The Legal Aid Society Will Litigate Its 37th Case Before the United States Supreme Court
WEDNESDAY, FEBRUARY 09, 2011

On March 21, 2011, Kristina Schwarz, a staff attorney with the Criminal Appeals Bureau, will argue before the Supreme Court of the United States on behalf of petitioner, Jose Tolentino, in Tolentino v. New York, making it the 37th case the Society has litigated before the High Court. Of the 36 cases litigated before the U.S. Supreme Court, the Society won 19.

Mr. Tolentino's case presents the question of whether Department of Motor Vehicles records demonstrating that an individual's driver's license has been suspended are subject to suppression under the 4th Amendment's exclusionary rule as the fruit of an unlawful automobile stop. Early in the evening of January 1, 2005, the police stopped Mr. Tolentino's car as he drove on a Manhattan street. Mr. Tolentino complied with all police requests and the car contained no contraband. Nonetheless, after a check of DMV records revealed that his license had been suspended, he was arrested and taken into custody. He was subsequently convicted of aggravated unlicensed operation of a motor vehicle and sentenced to probation.

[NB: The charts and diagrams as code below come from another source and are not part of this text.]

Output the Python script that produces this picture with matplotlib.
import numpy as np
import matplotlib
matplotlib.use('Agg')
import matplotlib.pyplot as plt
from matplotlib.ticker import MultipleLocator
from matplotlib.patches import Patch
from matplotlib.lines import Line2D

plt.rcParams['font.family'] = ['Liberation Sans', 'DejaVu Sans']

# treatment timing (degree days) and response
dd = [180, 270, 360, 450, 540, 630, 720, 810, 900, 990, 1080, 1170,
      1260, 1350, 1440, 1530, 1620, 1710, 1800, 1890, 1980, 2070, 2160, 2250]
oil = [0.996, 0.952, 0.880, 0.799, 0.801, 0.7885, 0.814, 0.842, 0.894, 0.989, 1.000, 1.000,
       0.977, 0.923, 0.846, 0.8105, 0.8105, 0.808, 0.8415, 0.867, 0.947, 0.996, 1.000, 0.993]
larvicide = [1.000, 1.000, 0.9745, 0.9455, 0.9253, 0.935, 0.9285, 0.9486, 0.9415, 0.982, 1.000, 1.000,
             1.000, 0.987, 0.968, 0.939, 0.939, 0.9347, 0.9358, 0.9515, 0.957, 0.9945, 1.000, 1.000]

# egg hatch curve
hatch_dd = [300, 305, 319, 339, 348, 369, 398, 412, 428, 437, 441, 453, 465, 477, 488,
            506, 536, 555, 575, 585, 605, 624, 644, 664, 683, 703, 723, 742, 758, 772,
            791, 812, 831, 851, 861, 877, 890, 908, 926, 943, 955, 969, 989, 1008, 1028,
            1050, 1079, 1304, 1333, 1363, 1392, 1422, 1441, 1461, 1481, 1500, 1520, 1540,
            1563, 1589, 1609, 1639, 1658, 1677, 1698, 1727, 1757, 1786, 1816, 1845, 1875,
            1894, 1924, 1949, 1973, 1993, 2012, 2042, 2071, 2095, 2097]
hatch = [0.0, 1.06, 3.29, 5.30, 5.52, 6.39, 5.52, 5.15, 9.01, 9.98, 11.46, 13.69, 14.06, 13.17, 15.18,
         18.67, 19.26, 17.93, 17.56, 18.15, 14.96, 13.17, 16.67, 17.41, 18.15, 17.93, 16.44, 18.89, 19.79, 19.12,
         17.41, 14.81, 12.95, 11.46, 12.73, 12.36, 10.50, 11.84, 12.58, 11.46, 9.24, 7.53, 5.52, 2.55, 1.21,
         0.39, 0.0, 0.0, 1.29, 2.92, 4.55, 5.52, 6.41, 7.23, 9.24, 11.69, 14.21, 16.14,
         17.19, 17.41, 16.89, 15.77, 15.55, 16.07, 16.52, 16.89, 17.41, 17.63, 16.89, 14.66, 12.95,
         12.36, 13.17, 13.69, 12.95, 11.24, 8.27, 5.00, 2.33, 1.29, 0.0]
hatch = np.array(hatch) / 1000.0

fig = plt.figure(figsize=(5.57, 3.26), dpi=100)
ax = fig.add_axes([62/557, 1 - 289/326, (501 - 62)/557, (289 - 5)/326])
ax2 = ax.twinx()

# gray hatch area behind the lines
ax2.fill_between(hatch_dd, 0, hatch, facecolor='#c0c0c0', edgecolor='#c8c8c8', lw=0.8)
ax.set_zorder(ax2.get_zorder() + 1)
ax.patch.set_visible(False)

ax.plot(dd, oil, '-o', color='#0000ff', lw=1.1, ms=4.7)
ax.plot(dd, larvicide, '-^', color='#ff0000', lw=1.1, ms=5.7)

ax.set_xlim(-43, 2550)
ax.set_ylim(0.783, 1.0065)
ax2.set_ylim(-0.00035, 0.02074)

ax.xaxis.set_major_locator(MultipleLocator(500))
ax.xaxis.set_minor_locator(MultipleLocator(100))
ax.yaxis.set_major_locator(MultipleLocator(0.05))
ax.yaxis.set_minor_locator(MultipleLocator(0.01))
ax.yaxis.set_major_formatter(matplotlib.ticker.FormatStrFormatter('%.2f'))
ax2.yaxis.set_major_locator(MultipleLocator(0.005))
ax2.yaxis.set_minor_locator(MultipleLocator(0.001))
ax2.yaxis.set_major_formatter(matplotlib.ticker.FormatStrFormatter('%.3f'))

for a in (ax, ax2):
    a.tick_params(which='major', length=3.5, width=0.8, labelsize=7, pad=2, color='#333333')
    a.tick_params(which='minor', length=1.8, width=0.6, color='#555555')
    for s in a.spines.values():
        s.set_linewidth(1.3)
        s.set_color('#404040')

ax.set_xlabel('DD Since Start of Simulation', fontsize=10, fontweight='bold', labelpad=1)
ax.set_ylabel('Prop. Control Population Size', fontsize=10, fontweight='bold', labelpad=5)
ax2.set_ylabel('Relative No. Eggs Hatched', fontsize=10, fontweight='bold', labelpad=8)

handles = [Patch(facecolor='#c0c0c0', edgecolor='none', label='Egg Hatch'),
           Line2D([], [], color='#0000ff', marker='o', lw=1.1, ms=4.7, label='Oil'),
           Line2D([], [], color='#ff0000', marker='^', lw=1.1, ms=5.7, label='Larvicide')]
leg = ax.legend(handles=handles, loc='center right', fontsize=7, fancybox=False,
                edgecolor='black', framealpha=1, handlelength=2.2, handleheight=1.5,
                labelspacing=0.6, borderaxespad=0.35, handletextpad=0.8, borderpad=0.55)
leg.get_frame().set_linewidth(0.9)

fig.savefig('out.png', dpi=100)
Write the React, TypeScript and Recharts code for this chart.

In motion papers filed before the state trial court by his Legal Aid Criminal Defense Practice attorney, Mr. Tolentino asserted that, at the time the police stopped his car, he was complying with all traffic regulations and had done nothing wrong. For purposes of deciding the motion, the trial judge – and subsequently the Appellate Division, First Department and the New York Court of Appeals – accepted these allegations as true. Nonetheless, the New York courts concluded that he was entitled to no relief because, irrespective of the stop's illegality and no matter how egregious the violation of Mr. Tolentino's 4th Amendment rights, the DMV records were not subject to suppression. We argue that this rule, if permitted to stand, would create an incentive for law enforcement to undertake car stops in the absence of any suspicion at all. The Supreme Court is expected to decide the matter by the end of June.